BORDEAUX: Une mère absente, une forêt, la survie et une fraternité salvatrice: dans "Frères", film inspiré d'une histoire vraie en salles mercredi, Yvan Attal et Mathieu Kassovitz jouent deux frangins unis par le secret d'une enfance passée dans un bois de Charente-Maritime.

Le scénario est inspiré de la vie de Michel de Robert de Lafregeyre et de son frère Patrice, qui grandirent dans un bois situé près du quartier de pêcheurs de Châtelaillon-Plage, au sud de La Rochelle, de 1949 à 1956.

Le film, deuxième long métrage d'Olivier Casas, revient, par allers-retours entre passé et présent, sur ces sept années de "liberté extrême" durant lesquelles les enfants, âgés de 5 et 6 ans au début, ont vécu dans une cabane construite au milieu des arbres, se nourrissant de baies, de poissons et de lièvres.

Il s'agit d'une "histoire d'amour entre deux frères" plutôt que d'une "histoire de survie", a nuancé le réalisateur lors d'une avant-première à Bordeaux.

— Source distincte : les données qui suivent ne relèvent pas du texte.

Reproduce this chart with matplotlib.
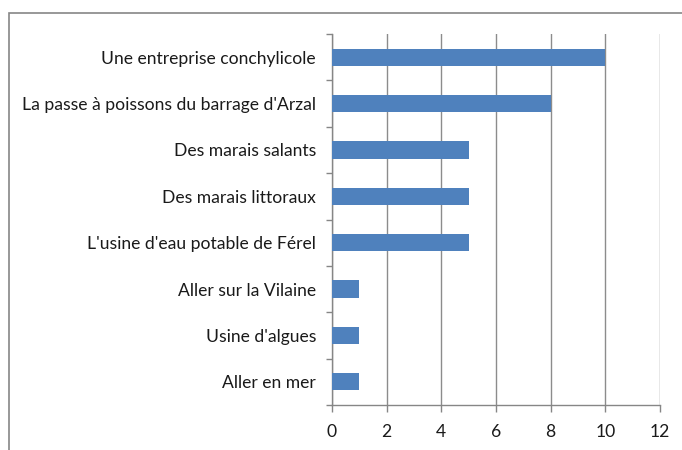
import matplotlib
matplotlib.use('Agg')
import matplotlib.pyplot as plt
from matplotlib.patches import Rectangle

categories = ["Aller en mer", "Usine d'algues", "Aller sur la Vilaine",
              "L'usine d'eau potable de Férel", "Des marais littoraux",
              "Des marais salants", "La passe à poissons du barrage d'Arzal",
              "Une entreprise conchylicole"]
values = [1, 1, 1, 5, 5, 5, 8, 10]
xticks = [0, 2, 4, 6, 8, 10, 12]

plt.rcParams['font.family'] = ['Lato', 'DejaVu Sans']
gray = '#868686'

fig = plt.figure(figsize=(6.82, 4.5), dpi=100)
# outer chart frame (only top and left visible)
fig.patches.append(Rectangle((8.5/682, -0.1), 1.2, (450-12.5)/450 + 0.1,
                             transform=fig.transFigure, fill=False,
                             edgecolor=gray, linewidth=1.2))
ax = fig.add_axes([332/682, 1-405/450, (660-332)/682, (405-34)/450])

ypos = list(range(len(categories)))
ax.barh(ypos, values, height=0.37, color='#4F81BD', zorder=3)
ax.set_xlim(0, 12)
ax.set_ylim(-0.5, len(categories)-0.5)
ax.set_xticks(xticks)
ax.set_xticklabels([str(t) for t in xticks], fontsize=12.6, color='#1a1a1a')
ax.set_yticks(ypos)
ax.set_yticklabels(categories, fontsize=12.6, color='#1a1a1a')
ax.tick_params(axis='y', length=0, pad=11.5)
ax.set_yticks([y-0.5 for y in ypos] + [len(categories)-0.5], minor=True)
ax.tick_params(axis='y', which='minor', length=4, color=gray, width=1)
ax.tick_params(axis='x', length=5, color=gray, width=1, pad=9)
ax.grid(axis='x', color='#8c8c8c', linewidth=1, zorder=0)
for s in ['top', 'right']:
    ax.spines[s].set_visible(False)
for s in ['left', 'bottom']:
    ax.spines[s].set_color(gray)
    ax.spines[s].set_linewidth(1)

fig.savefig('out.png', dpi=100)
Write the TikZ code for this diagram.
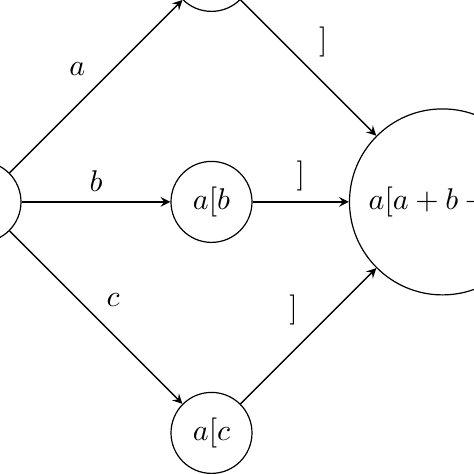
\documentclass[tikz,border=0pt]{standalone}
\usetikzlibrary{arrows}
\begin{document}
\begin{tikzpicture}[>=stealth,
  st/.style={draw,circle,minimum size=27pt,inner sep=1pt},
  bigst/.style={draw,circle,minimum size=62pt,inner sep=1pt},
  arr/.style={->,line width=0.45pt}]
\useasboundingbox (-70.5pt,-90.7pt) rectangle (87.5pt,67.3pt);
\node[st] (s) at (-77pt,0pt) {};
\node[st] (t) at (0pt,77pt) {};
\node[st] (m) at (0pt,0pt) {$a[b$};
\node[st] (u) at (0pt,-77pt) {$a[c$};
\node[bigst] (f) at (77pt,0pt) {$a[a+b+c]$};
\draw[arr] (s) -- node[above left] {$a$} (t);
\draw[arr] (s) -- node[above] {$b$} (m);
\draw[arr] (s) -- node[above right] {$c$} (u);
\draw[arr] (t) -- node[above right] {$]$} (f);
\draw[arr] (m) -- node[above] {$]$} (f);
\draw[arr] (u) -- node[above left] {$]$} (f);
\end{tikzpicture}
\end{document}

Les deux frères, que leur mère n'est jamais venue récupérer à la colonie de vacances où ils avaient passé l'été 1949, se sont retrouvés livrés à eux-mêmes dans la nature, s'adaptant au froid et au manque de nourriture grâce à leur ingéniosité.

Finalement récupérés par leur mère en 1956, ils vécurent ensuite chez un couple de précepteurs parisiens, avant d'être séparés puis envoyé en pension dans le Nord-Pas-de-Calais pour l'un, scolarisé dans un lycée parisien auprès de sa mère pour l'autre.

Michel de Robert de Lafregeyre, aujourd'hui âgé de 78 ans et incarné par Yvan Attal, a étudié l'architecture et en a fait son métier. Son frère Patrice, joué par Mathieu Kassovitz, devenu directeur d'une clinique en Alsace, s'est suicidé en 1993, à l'âge de 48 ans.

C'est après sa mort que Michel de Robert de Lafregeyre a raconté leur histoire, jusque-là gardée secrète, à ses proches.

Il y a neuf ans, il a répondu aux questions de son ami Olivier Casas, qui a voulu en faire un film. L'ancien architecte, qui ne pensait pas que sa vie se retrouverait ainsi "sur la place publique", a accepté. En hommage à son frère.